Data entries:
====================

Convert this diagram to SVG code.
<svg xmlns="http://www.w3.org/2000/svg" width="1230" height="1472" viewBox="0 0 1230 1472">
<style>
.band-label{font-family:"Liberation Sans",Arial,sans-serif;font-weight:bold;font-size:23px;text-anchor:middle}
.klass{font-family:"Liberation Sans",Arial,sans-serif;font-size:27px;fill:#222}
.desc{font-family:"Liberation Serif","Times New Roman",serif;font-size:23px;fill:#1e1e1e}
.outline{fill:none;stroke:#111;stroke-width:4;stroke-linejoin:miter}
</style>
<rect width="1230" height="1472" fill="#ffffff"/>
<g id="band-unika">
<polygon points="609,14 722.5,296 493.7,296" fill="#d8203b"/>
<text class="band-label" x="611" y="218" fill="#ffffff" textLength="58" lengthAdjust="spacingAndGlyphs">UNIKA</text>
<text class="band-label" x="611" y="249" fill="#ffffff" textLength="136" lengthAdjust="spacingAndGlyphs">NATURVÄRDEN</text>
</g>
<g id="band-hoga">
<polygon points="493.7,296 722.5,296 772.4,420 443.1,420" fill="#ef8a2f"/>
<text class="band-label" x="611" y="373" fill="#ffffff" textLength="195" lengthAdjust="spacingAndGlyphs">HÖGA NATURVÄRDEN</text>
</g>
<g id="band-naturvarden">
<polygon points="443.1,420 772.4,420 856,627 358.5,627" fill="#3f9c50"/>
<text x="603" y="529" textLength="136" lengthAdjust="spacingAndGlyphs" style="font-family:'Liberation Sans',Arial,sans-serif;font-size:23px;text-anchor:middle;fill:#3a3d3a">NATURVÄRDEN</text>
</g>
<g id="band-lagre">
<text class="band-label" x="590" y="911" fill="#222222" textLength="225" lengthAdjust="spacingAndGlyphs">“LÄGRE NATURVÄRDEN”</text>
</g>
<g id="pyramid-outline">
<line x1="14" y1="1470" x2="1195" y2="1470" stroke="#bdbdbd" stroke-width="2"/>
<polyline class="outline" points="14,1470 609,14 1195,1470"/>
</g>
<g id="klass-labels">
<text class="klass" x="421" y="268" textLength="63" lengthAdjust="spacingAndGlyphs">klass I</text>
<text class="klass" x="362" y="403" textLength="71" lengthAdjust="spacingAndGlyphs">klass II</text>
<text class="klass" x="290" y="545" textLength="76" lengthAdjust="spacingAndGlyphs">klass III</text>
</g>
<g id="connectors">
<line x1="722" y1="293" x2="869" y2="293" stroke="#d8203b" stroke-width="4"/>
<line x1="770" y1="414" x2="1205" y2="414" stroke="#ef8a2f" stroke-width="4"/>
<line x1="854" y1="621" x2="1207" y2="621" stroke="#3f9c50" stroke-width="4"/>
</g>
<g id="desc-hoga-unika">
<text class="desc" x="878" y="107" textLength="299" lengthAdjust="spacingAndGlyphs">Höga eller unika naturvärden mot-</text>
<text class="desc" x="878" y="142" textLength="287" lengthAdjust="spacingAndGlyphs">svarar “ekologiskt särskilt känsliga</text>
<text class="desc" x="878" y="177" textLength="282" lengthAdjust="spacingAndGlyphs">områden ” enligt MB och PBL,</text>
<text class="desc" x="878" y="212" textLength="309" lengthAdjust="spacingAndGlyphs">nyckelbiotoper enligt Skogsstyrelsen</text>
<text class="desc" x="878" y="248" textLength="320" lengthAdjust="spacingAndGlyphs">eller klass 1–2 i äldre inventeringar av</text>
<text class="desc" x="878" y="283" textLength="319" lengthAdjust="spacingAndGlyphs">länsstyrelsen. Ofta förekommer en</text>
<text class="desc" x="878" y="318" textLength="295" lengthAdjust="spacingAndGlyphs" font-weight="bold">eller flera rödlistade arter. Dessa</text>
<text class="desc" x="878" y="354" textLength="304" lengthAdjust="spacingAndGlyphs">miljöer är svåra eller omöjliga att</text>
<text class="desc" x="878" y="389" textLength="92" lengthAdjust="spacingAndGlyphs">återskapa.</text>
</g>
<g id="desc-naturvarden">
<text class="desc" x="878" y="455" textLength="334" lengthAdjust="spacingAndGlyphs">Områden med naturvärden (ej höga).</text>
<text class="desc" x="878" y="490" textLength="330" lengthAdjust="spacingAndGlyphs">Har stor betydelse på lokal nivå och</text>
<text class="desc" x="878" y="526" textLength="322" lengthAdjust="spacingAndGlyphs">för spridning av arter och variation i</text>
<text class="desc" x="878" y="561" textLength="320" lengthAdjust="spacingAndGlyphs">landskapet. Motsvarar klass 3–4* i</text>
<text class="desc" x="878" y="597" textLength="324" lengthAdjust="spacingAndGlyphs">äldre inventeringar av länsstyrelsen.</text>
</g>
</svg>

====================

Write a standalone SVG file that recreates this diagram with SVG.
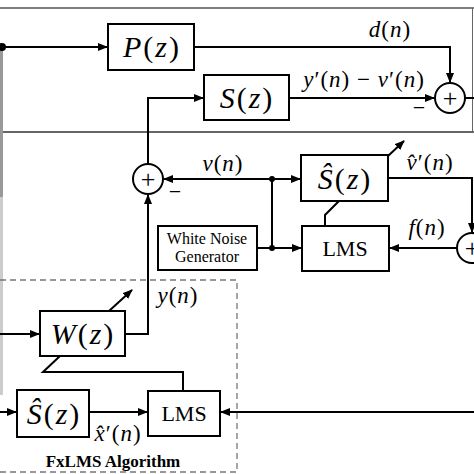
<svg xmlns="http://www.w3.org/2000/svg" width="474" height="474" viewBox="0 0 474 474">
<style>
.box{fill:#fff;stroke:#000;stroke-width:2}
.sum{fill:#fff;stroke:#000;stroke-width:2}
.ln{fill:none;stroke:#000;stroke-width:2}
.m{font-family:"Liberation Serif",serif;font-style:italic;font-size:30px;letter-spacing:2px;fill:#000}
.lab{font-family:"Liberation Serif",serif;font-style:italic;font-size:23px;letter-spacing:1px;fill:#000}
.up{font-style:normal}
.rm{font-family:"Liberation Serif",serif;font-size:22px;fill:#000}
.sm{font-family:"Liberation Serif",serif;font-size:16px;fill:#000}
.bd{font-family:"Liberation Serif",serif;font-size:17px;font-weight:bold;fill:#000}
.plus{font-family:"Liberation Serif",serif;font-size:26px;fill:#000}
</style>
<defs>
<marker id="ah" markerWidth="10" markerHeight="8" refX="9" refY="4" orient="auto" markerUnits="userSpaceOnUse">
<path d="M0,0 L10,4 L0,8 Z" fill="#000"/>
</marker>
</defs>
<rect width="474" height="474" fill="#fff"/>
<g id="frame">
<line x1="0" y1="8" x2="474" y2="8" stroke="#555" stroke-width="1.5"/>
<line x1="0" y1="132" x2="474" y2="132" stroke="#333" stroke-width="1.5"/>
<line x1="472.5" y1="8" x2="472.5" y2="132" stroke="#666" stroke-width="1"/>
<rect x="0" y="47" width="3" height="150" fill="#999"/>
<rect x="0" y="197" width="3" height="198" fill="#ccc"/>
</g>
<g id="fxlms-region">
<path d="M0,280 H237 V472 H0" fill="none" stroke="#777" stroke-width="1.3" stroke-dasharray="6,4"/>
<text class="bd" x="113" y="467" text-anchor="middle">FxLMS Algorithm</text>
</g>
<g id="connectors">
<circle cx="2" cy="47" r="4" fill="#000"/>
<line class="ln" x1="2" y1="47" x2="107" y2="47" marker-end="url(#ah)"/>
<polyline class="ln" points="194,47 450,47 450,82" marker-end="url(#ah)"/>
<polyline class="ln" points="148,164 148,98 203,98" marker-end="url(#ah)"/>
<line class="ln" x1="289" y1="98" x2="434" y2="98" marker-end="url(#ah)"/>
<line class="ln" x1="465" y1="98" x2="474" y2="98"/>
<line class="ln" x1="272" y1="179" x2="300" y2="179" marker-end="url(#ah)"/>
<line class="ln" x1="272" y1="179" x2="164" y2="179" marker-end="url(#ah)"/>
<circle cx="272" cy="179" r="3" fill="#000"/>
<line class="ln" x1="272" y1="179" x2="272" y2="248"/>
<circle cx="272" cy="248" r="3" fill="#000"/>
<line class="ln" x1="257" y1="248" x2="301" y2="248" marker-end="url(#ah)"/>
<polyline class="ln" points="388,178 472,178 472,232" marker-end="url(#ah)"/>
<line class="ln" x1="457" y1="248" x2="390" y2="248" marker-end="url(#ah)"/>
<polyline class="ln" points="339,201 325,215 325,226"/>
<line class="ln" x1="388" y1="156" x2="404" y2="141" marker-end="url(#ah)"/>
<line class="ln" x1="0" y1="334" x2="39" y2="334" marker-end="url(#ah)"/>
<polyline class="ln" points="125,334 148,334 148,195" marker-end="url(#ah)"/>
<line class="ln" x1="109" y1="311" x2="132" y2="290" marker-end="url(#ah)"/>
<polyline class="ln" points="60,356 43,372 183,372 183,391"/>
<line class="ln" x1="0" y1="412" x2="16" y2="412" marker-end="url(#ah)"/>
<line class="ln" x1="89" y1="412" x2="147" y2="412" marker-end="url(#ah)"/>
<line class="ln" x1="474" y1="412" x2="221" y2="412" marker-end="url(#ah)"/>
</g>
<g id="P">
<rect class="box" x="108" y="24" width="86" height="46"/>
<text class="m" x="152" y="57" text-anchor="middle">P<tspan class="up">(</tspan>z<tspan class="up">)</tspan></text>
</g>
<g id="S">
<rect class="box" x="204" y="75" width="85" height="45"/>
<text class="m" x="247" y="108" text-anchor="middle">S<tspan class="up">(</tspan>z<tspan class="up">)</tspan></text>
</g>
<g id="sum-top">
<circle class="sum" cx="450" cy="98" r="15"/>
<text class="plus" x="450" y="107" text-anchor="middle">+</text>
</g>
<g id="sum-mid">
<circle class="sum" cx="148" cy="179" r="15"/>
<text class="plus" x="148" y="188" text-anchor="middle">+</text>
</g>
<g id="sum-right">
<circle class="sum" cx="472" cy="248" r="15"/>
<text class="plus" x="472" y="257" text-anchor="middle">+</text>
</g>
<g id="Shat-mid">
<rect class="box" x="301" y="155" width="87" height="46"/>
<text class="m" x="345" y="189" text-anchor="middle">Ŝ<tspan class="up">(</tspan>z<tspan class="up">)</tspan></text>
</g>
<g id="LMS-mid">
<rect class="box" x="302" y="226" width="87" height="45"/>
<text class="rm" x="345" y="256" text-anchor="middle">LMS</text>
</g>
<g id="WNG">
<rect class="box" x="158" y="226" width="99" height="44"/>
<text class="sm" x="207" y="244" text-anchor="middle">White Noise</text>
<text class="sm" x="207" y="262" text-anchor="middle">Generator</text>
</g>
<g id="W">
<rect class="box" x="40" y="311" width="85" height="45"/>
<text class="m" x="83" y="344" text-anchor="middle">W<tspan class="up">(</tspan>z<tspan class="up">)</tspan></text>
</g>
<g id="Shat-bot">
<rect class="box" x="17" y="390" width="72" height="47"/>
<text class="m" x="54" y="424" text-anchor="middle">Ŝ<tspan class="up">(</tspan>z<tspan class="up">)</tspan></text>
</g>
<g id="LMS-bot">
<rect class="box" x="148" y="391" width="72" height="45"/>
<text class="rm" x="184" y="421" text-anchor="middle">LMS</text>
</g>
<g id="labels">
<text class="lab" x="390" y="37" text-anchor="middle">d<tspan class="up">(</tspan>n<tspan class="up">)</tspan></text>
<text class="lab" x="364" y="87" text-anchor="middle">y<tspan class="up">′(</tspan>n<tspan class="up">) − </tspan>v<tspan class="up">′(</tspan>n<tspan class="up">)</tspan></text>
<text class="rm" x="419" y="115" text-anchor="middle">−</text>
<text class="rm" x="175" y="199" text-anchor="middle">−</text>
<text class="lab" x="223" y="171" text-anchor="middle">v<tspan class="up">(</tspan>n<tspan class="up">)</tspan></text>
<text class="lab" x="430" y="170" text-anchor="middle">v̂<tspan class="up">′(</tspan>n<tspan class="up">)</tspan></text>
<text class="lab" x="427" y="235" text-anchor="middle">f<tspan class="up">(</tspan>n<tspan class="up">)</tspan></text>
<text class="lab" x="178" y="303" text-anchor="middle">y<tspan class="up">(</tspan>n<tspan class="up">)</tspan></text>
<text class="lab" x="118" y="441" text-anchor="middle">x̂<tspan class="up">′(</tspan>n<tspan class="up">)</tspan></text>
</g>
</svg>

====================

INSTRUCTIONS FOR THE TASK
Copy every line of the entries above in which "diagram" occurs.

COMPLETED TASK
Convert this diagram to SVG code.
Write a standalone SVG file that recreates this diagram with SVG.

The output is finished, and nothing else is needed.